#### Goal
The lines from the beginning of the records below through the one holding "import matplotlib.pyplot as plt" are to be copied exactly; leave the pictures out.

A run of records
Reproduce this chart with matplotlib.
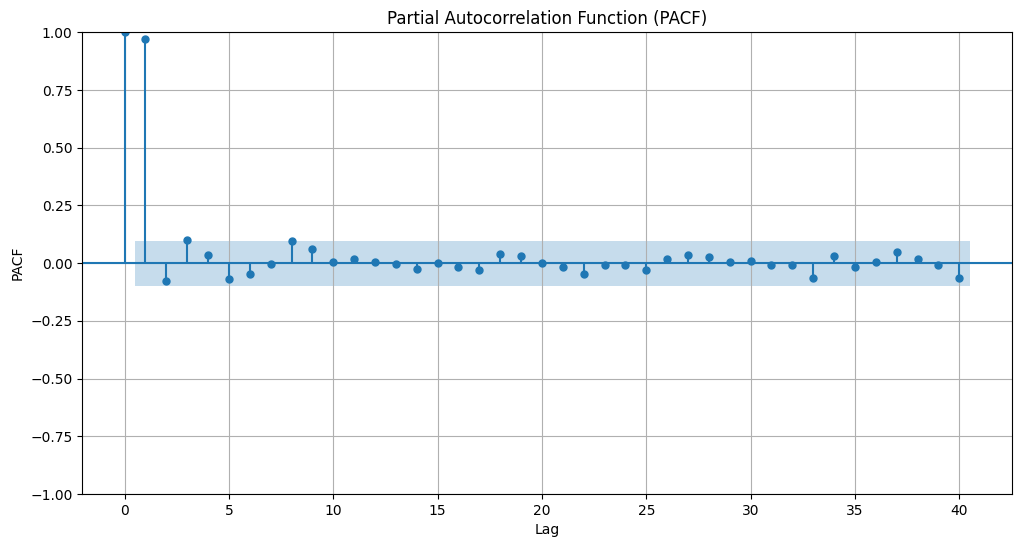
import numpy as np
import matplotlib
matplotlib.use("Agg")
import matplotlib.pyplot as plt

lags = list(range(41))
pacf_values = [1.0, 0.970, -0.077, 0.101, 0.036, -0.068, -0.049, -0.003, 0.097, 0.062,
               0.006, 0.019, 0.006, -0.003, -0.026, 0.001, -0.016, -0.029, 0.040, 0.032,
               0.001, -0.016, -0.046, -0.010, -0.006, -0.029, 0.019, 0.036, 0.025, 0.006,
               0.010, -0.010, -0.006, -0.063, 0.033, -0.016, 0.003, 0.050, 0.020, -0.006,
               -0.063]
conf_half_width = 0.097

fig = plt.figure(figsize=(10.21, 5.47), dpi=100)
ax = fig.add_axes([82.3/1021, (547-494)/547, 929.7/1021, 461.7/547])

lags_arr = np.array(lags)
vals = np.array(pacf_values)
ax.vlines(lags_arr, 0, vals, color="C0", linewidth=1.5)
ax.plot(lags_arr, vals, marker="o", markersize=5, linestyle="None", color="C0")
ax.axhline(0, color="C0", linewidth=1.5)
band_x = np.concatenate([[lags_arr[1] - 0.5], lags_arr[2:], [lags_arr[-1] + 0.5]])
ax.fill_between(band_x, -conf_half_width, conf_half_width, color="C0", alpha=0.25, linewidth=0)

ax.set_ylim(-1, 1)
ax.set_title("Partial Autocorrelation Function (PACF)")
ax.set_xlabel("Lag")
ax.set_ylabel("PACF")
ax.grid(True)
fig.savefig("out.png", dpi=100)
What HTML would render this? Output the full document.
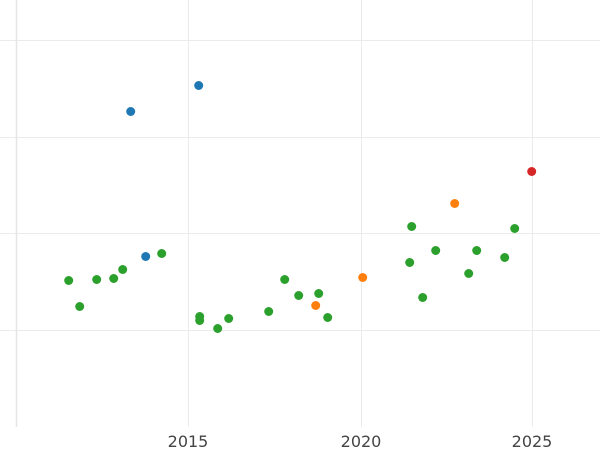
<!DOCTYPE html>
<html><head><style>body{margin:0;background:#fff}svg{display:block}</style></head><body>
<svg width="600" height="450" xmlns="http://www.w3.org/2000/svg">
<g stroke="#ebebeb" stroke-width="1">
<line x1="0" y1="40.5" x2="600" y2="40.5"/>
<line x1="0" y1="137.5" x2="600" y2="137.5"/>
<line x1="0" y1="233.5" x2="600" y2="233.5"/>
<line x1="0" y1="330.5" x2="600" y2="330.5"/>
<line x1="188.5" y1="0" x2="188.5" y2="427"/>
<line x1="361.5" y1="0" x2="361.5" y2="427"/>
<line x1="532.5" y1="0" x2="532.5" y2="427"/>
<line x1="16.5" y1="0" x2="16.5" y2="427" stroke="#e6e6e6" stroke-width="1.5"/>
</g>
<g font-family="DejaVu Sans, Liberation Sans, sans-serif" font-size="16" fill="#444" text-anchor="middle">
<text x="188" y="447">2015</text><text x="361" y="447">2020</text><text x="532" y="447">2025</text>
</g>
<g transform="translate(0.7,0.5)">
<g fill="#1f77b4"><circle cx="130" cy="111" r="4.5"/><circle cx="198" cy="85" r="4.5"/><circle cx="145" cy="256" r="4.5"/></g>
<g fill="#ff7f0e"><circle cx="454" cy="203" r="4.5"/><circle cx="362" cy="277" r="4.5"/><circle cx="315" cy="305" r="4.5"/></g>
<g fill="#d62728"><circle cx="531" cy="171" r="4.5"/></g>
<g fill="#2ca02c">
<circle cx="68" cy="280" r="4.5"/><circle cx="79" cy="306" r="4.5"/><circle cx="96" cy="279" r="4.5"/><circle cx="113" cy="278" r="4.5"/><circle cx="122" cy="269" r="4.5"/><circle cx="161" cy="253" r="4.5"/><circle cx="199" cy="316" r="4.5"/><circle cx="199" cy="320" r="4.5"/><circle cx="217" cy="328" r="4.5"/><circle cx="228" cy="318" r="4.5"/><circle cx="268" cy="311" r="4.5"/><circle cx="284" cy="279" r="4.5"/><circle cx="298" cy="295" r="4.5"/><circle cx="318" cy="293" r="4.5"/><circle cx="327" cy="317" r="4.5"/><circle cx="411" cy="226" r="4.5"/><circle cx="409" cy="262" r="4.5"/><circle cx="422" cy="297" r="4.5"/><circle cx="435" cy="250" r="4.5"/><circle cx="468" cy="273" r="4.5"/><circle cx="476" cy="250" r="4.5"/><circle cx="504" cy="257" r="4.5"/><circle cx="514" cy="228" r="4.5"/>
</g>
</g>
</svg>
</body></html>
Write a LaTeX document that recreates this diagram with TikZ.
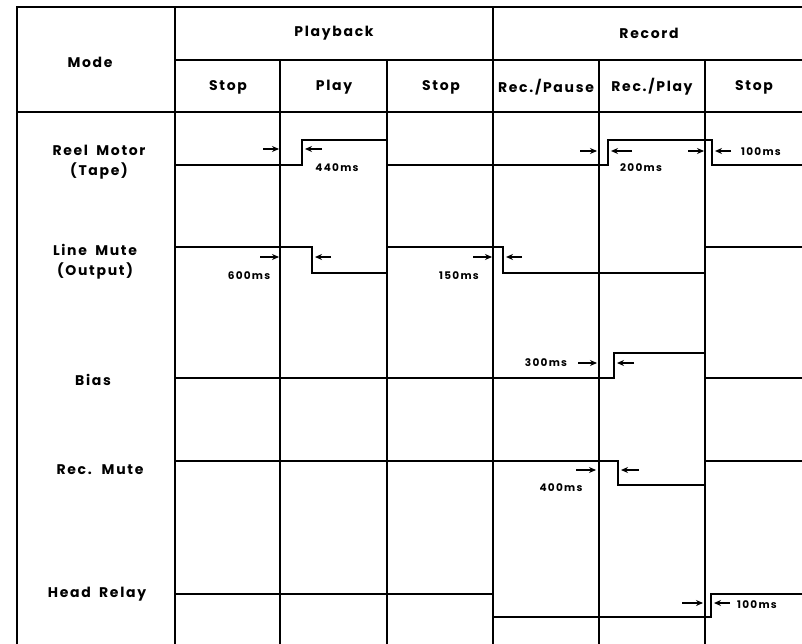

#### Solution
Reproduce this chart with matplotlib.
import numpy as np
import matplotlib
matplotlib.use("Agg")
import matplotlib.pyplot as plt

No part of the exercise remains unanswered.